## Problem
All lines featuring the string "What" are to be listed.

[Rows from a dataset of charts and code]
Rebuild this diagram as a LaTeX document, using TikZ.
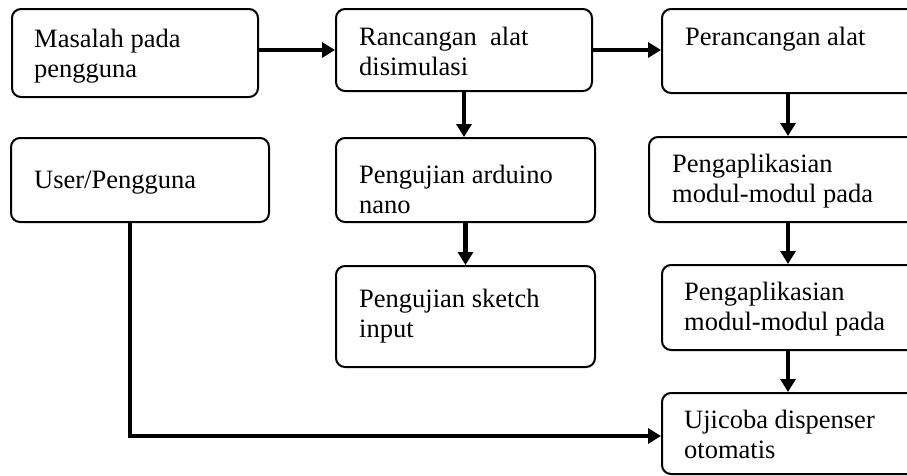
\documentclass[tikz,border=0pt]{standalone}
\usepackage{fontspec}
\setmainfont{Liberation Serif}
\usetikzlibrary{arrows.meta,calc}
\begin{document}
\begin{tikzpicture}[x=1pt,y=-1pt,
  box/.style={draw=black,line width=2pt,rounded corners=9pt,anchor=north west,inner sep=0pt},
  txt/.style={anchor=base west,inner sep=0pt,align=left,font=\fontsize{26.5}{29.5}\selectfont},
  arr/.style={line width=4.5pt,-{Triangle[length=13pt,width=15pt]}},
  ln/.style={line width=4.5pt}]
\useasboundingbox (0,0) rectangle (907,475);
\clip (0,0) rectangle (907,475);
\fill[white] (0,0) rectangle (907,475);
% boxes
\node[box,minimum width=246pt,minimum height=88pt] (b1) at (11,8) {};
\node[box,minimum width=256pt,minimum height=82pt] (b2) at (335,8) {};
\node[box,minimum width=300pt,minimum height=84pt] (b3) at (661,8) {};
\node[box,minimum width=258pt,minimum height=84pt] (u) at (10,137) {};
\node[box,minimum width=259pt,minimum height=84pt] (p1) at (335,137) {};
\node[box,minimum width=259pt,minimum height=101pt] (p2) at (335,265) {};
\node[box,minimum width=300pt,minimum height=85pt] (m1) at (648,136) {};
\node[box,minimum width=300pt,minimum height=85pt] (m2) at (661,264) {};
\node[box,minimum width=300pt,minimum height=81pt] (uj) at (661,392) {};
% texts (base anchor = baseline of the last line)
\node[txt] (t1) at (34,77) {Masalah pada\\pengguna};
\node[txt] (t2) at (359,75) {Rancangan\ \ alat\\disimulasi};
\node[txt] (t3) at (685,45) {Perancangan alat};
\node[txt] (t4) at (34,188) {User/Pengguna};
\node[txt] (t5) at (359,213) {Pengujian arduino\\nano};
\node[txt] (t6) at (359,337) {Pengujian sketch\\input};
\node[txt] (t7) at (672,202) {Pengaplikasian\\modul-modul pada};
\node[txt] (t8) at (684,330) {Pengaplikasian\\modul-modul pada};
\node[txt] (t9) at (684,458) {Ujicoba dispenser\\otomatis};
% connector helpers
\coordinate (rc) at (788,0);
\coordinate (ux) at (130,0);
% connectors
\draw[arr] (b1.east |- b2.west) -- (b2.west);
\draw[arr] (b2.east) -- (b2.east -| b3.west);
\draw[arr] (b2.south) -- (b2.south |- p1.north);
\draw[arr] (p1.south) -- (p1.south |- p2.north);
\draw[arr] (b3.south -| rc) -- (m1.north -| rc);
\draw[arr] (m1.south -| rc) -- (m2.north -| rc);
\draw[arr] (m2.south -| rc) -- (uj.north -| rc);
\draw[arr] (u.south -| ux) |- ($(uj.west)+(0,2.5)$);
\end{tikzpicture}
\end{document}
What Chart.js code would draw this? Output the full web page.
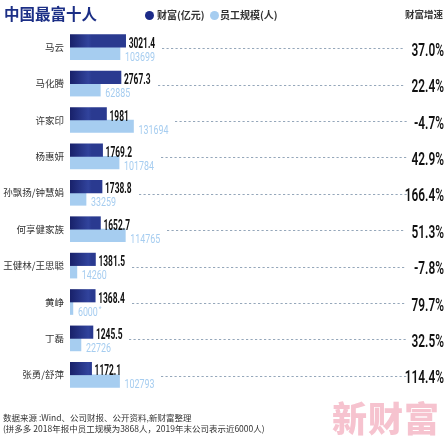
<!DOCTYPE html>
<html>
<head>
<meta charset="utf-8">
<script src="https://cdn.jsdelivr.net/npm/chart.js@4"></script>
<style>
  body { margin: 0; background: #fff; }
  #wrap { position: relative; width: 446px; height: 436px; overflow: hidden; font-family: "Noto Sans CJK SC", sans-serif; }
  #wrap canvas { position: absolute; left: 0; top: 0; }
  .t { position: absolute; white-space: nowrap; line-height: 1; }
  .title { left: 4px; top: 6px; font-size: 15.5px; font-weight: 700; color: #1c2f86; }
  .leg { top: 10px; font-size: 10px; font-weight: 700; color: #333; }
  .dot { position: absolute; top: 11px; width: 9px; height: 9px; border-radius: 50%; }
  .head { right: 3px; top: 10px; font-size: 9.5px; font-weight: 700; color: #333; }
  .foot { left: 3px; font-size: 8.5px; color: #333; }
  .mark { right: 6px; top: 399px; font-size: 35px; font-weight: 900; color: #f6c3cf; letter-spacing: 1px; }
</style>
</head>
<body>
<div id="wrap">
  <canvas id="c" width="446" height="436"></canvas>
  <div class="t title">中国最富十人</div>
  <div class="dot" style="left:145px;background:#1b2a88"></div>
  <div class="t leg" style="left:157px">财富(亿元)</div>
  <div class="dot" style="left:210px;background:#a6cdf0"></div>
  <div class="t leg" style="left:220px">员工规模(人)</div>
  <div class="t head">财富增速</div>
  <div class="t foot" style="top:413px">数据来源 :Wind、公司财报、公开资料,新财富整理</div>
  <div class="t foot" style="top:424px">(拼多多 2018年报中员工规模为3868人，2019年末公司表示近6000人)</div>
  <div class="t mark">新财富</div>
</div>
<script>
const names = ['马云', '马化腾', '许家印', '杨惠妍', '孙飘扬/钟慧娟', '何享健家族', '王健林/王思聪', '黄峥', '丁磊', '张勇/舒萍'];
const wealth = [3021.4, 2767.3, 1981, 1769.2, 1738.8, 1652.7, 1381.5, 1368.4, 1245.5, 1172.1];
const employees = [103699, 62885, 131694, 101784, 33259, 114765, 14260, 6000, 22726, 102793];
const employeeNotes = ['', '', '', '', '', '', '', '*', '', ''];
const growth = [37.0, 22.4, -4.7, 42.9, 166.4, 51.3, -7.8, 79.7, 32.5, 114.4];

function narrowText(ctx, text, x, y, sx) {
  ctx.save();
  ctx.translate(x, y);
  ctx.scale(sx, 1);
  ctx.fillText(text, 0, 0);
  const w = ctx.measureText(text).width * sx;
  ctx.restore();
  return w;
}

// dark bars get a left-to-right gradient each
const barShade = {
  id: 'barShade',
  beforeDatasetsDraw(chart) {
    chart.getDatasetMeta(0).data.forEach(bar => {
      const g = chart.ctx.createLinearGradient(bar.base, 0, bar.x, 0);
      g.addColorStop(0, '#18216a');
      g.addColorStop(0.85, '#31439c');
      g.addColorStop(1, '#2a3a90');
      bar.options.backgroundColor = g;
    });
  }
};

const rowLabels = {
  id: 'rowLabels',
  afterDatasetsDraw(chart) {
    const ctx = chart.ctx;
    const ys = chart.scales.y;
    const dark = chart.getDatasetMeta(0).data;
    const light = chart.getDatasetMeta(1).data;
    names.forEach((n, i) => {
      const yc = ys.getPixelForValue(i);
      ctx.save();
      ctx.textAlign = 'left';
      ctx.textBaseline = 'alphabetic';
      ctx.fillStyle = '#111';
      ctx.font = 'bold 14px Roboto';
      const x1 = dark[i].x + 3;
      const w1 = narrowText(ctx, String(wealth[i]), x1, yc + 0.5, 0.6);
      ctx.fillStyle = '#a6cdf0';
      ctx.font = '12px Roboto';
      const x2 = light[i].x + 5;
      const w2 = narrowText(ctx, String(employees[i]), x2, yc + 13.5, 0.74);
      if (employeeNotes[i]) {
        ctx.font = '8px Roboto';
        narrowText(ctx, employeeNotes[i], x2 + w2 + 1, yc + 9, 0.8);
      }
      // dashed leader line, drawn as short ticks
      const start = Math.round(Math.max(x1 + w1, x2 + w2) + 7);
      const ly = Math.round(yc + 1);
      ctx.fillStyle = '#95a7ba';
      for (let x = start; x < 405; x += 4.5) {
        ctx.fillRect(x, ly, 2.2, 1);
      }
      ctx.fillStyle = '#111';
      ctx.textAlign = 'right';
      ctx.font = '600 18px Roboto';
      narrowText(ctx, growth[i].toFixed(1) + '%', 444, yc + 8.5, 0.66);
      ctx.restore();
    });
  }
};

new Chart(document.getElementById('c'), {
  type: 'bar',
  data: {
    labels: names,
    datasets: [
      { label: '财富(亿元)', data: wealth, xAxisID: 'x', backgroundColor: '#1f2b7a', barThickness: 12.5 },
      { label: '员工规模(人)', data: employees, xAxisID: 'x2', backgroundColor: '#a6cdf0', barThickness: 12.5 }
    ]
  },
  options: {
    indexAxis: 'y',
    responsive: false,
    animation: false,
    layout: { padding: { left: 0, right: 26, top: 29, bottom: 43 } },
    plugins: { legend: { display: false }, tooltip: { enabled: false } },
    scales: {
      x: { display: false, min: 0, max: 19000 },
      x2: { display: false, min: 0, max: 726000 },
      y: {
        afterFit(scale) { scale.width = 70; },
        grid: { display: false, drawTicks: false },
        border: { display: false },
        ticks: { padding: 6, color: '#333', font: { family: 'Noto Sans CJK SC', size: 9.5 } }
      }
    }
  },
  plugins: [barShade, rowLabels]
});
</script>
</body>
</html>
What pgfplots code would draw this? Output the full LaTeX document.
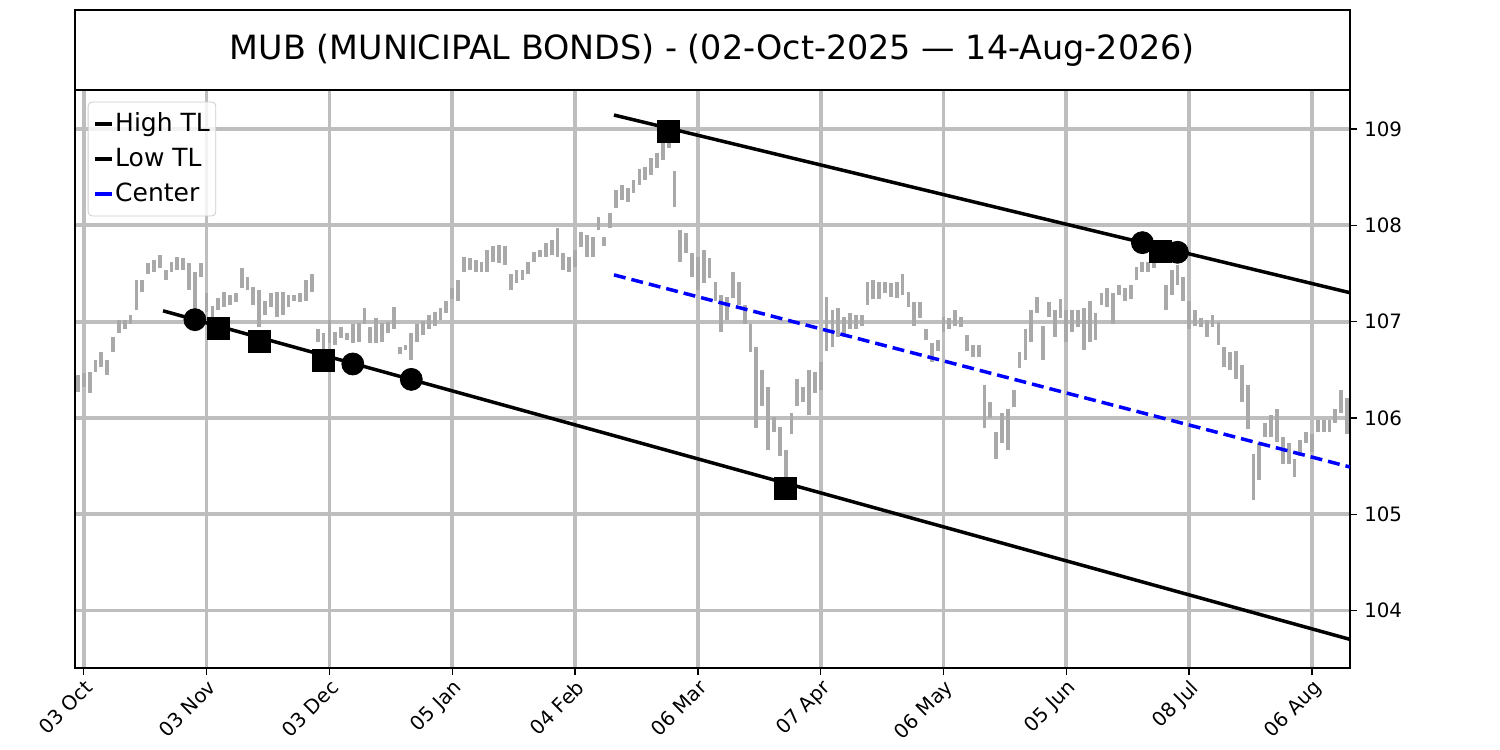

## Response
What Chart.js code would draw this? Output the full web page.
What pgfplots code would draw this? Output the full LaTeX document.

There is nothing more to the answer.